FX
  • USD/JPY lost its traction after rising to 111.00 on Monday.
  • 10-year US Treasury bond yield is down more than 3%.
  • US Dollar Index struggles to break above 92.00.

The USD/JPY pair advanced to a daily high of 111.00 during the European trading hours but reversed its direction in the early American session. As of writing, the pair was down 0.1% on the day at 110.70.

Falling US T-bond yields hurt USD/JPY

Earlier in the day, the renewed USD strength helped USD/JPY push higher. The US Dollar Index, which lost 0.5% last week, climbed to 92.00 area but struggled to break above that level in the absence of fundamental drivers. Currently, the DXY is virtually unchanged on a daily basis at 91.82.
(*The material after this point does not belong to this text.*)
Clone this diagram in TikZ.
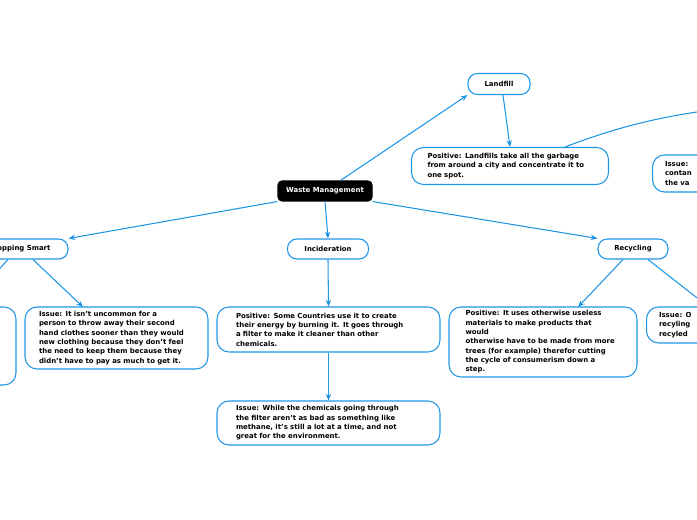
\documentclass[tikz,border=0pt]{standalone}
\usepackage{fontspec}
\setmainfont{DejaVu Sans}
\usetikzlibrary{arrows.meta}
\definecolor{lineblue}{RGB}{30,150,230}
\begin{document}
\begin{tikzpicture}[x=0.75pt,y=-0.75pt,
  box/.style={draw=lineblue, line width=0.8pt, rounded corners=9pt, fill=white, font=\bfseries\fontsize{5.2}{7}\selectfont, align=left, inner sep=0pt},
  topic/.style={box, rounded corners=7pt, align=center},
  link/.style={draw=lineblue, line width=0.8pt, -{Stealth[length=5pt,width=4pt]}},
  plain/.style={draw=lineblue, line width=0.8pt}]
\useasboundingbox (0,0) rectangle (697,520);
\clip (0,0) rectangle (697,520);
\node[box, draw=black, fill=black, text=white, rounded corners=3pt, minimum width=94pt*0.75, minimum height=20pt*0.75, align=center] (wm) at (325,191) {Waste Management};
\node[topic, minimum width=62*0.75pt, minimum height=21*0.75pt] (lf) at (499,84) {Landfill};
\node[box, minimum width=197*0.75pt, minimum height=37*0.75pt, text width=165*0.75pt] (lfp) at (510,166) {Positive: Landfills take all the garbage\\from around a city and concentrate it to\\one spot.};
\node[box, minimum width=110*0.75pt, minimum height=37*0.75pt, text width=85*0.75pt, anchor=west] (lfi) at (652,173.5) {Issue: \\contan\\the va};
\node[topic, minimum width=98*0.75pt, minimum height=20*0.75pt] (sh) at (19,249) {Shopping Smart};
\node[topic, minimum width=81*0.75pt, minimum height=20*0.75pt] (in) at (328,249) {Incideration};
\node[topic, minimum width=70*0.75pt, minimum height=20*0.75pt] (rc) at (633,249) {Recycling};
\node[box, minimum width=183*0.75pt, minimum height=62*0.75pt, text width=155*0.75pt] (shi) at (116.5,338) {Issue: It isn't uncommon for a\\person to throw away their second\\hand clothes sooner than they would\\new clothing because they don't feel\\the need to keep them because they\\didn't have to pay as much to get it.};
\node[box, minimum width=60*0.75pt, minimum height=78*0.75pt] (shp) at (-14,346) {};
\node[box, minimum width=223*0.75pt, minimum height=45*0.75pt, text width=185*0.75pt] (inp) at (328.5,329.5) {Positive: Some Countries use it to create\\their energy by burning it. It goes through\\a filter to make it cleaner than other\\chemicals.};
\node[box, minimum width=223*0.75pt, minimum height=44*0.75pt, text width=185*0.75pt] (ini) at (328.5,423) {Issue: While the chemicals going through\\the filter aren't as bad as something like\\methane, it's still a lot at a time, and not\\great for the environment.};
\node[box, minimum width=188*0.75pt, minimum height=70*0.75pt, text width=155*0.75pt] (rcp) at (543,342) {Positive: It uses otherwise useless\\materials to make products that\\would\\otherwise have to be made from more\\trees (for example) therefor cutting\\the cycle of consumerism down a\\step.};
\node[box, minimum width=110*0.75pt, minimum height=36*0.75pt, text width=85*0.75pt, anchor=west] (rci) at (646,325) {Issue: O\\recyling\\recyled};
\coordinate (far) at (770,105);
\coordinate (shl) at (-20,290);
\draw[link] (wm.north east) ++(-32,0) -- (lf.south west);
\draw[link] (lf.south) ++(4,0) -- (lfp.north);
\draw[plain] (lfp.north) ++(55,0) .. controls (610,130) and (670,110) .. (far);
\draw[link] (wm.south west) -- (sh.north east);
\draw[link] (wm.south) -- (in.north);
\draw[link] (wm.south east) -- (rc.north west);
\draw[link] (sh.south) ++(14,0) -- (83,307);
\draw[plain] (sh.south) ++(-11,0) -- (shl);
\draw[link] (in.south) -- (inp.north);
\draw[link] (inp.south) -- (ini.north);
\draw[link] (rc.south) ++(-10,0) -- (578,307);
\draw[link] (rc.south) ++(15,0) -- (710,308);
\end{tikzpicture}
\end{document}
Moreover, the benchmark 10-year US Treasury bond yield is losing more than 3% on Monday, putting additional weight on USD/JPY’s shoulders.
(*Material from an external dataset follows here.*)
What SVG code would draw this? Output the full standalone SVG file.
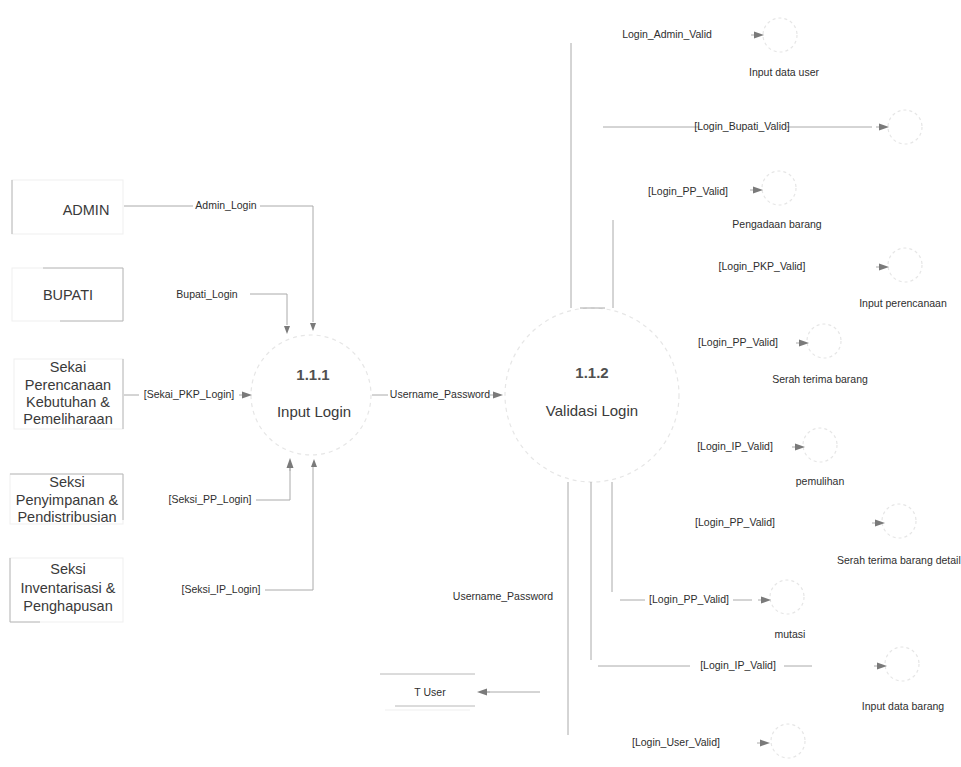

The only data from the US revealed that the Dallas Fed Manufacturing Business Index declined to 31.1 in June from 34.9 in May. Although this reading missed the market expectation of 36.8, it was largely ignored by market participants. 
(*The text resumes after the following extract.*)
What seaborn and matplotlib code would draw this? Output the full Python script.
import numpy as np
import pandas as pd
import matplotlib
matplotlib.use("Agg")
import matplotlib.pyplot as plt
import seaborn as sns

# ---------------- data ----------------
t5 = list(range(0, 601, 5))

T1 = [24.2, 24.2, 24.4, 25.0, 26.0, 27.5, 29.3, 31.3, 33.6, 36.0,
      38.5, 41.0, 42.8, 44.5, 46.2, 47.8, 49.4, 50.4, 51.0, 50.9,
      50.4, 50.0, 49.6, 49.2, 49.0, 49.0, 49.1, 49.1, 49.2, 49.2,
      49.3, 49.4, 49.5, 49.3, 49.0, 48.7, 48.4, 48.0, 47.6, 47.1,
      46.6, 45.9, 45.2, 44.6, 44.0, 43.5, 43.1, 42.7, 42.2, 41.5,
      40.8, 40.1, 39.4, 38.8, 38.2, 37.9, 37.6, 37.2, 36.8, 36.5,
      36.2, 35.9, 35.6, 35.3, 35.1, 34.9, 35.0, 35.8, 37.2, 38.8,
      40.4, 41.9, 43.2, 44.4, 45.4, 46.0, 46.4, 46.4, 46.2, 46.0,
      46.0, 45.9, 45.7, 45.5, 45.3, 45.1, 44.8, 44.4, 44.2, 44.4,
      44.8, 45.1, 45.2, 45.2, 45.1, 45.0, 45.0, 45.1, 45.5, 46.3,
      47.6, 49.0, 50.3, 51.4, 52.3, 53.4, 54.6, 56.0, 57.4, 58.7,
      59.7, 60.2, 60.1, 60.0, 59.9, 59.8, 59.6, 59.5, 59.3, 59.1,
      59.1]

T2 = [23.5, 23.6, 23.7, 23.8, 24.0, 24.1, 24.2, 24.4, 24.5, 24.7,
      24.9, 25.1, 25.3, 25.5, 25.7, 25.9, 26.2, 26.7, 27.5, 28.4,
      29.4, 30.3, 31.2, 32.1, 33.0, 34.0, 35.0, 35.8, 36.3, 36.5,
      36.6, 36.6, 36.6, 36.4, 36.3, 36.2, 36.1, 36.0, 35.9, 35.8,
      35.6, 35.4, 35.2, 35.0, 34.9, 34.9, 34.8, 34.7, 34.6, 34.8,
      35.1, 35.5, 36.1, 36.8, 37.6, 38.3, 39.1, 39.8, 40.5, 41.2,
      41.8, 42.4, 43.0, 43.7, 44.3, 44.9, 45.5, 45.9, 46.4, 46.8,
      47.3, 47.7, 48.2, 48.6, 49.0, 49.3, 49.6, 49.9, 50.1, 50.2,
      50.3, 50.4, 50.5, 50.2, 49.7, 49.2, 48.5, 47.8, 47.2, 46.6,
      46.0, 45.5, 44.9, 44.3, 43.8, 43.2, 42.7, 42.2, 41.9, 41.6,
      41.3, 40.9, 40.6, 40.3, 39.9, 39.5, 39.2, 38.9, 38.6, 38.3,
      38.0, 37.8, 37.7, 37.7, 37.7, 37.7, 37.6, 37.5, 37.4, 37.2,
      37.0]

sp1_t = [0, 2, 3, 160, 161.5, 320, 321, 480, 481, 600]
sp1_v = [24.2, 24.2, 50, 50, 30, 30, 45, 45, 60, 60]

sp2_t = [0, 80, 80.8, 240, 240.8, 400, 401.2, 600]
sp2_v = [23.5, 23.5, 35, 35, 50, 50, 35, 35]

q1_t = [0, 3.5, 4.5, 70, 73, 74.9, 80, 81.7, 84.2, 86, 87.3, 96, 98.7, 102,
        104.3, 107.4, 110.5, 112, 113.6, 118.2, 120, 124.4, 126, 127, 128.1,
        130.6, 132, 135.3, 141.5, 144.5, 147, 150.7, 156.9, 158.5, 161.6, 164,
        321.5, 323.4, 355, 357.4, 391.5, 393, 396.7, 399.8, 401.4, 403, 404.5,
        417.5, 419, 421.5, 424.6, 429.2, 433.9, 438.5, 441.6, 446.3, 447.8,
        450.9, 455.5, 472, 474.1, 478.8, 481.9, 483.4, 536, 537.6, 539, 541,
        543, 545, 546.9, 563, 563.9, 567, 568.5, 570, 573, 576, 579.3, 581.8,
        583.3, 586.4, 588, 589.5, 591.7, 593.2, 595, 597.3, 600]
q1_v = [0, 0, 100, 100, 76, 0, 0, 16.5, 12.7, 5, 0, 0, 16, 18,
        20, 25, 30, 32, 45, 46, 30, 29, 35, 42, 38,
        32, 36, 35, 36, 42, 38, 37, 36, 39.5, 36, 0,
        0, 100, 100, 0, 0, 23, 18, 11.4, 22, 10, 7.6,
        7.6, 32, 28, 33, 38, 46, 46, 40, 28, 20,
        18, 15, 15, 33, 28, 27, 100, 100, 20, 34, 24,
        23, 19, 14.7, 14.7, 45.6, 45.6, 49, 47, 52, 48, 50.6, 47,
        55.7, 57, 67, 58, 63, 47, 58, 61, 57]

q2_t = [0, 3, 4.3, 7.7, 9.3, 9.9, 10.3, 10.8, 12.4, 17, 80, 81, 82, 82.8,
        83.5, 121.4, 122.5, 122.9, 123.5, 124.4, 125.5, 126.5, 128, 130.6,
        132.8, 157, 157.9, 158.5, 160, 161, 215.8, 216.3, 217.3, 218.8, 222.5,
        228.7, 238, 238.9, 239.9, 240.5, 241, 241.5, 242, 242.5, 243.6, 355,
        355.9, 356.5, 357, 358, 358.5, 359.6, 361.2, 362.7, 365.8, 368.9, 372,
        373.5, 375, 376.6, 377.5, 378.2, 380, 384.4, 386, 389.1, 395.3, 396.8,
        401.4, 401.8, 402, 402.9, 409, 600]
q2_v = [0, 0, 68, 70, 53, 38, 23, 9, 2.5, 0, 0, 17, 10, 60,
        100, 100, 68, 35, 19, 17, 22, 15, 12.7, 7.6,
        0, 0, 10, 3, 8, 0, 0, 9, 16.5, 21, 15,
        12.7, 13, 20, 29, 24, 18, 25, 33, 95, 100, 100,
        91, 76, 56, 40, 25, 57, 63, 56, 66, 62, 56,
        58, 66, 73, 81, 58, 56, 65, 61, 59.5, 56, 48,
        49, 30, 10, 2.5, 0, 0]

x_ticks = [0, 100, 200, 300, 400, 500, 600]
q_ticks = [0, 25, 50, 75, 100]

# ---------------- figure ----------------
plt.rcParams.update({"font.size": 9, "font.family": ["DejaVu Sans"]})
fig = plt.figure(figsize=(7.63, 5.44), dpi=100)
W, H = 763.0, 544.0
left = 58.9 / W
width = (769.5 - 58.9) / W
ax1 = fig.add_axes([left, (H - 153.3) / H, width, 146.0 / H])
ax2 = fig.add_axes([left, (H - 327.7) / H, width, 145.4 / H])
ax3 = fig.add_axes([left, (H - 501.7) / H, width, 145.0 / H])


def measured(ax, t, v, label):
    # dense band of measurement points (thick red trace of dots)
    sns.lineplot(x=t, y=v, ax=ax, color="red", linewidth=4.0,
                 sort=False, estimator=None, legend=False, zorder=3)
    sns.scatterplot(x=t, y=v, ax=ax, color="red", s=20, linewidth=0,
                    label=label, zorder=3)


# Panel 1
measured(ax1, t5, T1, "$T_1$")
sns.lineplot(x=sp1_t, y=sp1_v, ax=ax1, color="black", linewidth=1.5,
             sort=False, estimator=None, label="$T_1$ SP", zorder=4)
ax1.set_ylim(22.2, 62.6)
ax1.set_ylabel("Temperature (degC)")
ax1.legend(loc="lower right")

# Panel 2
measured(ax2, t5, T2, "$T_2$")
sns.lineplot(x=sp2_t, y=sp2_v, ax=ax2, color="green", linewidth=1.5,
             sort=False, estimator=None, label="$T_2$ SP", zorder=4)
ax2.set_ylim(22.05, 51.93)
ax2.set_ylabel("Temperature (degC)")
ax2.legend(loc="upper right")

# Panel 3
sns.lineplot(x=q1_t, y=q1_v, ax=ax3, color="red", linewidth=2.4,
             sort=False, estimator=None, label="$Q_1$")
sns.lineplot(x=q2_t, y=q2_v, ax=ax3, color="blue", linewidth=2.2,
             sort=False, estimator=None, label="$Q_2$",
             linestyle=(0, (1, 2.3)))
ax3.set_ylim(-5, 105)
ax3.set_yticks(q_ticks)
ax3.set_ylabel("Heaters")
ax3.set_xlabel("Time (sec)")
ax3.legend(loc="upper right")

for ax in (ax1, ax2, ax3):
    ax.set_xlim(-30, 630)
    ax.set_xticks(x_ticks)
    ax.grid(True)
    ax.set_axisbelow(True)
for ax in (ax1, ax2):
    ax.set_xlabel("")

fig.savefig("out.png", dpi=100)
In the meantime, Wall Street’s main indexes trade mixed at the start of the week, failing to provide a clue regarding the risk perception. At the moment, the Dow Jones Industrial Average is losing 0.44% while the Nasdaq Composite is rising 0.95% to trade at a new all-time high of 14,482.

On Tuesday, the Unemployment Rate and the Retail Trade data will be featured in the Japanese economic docket.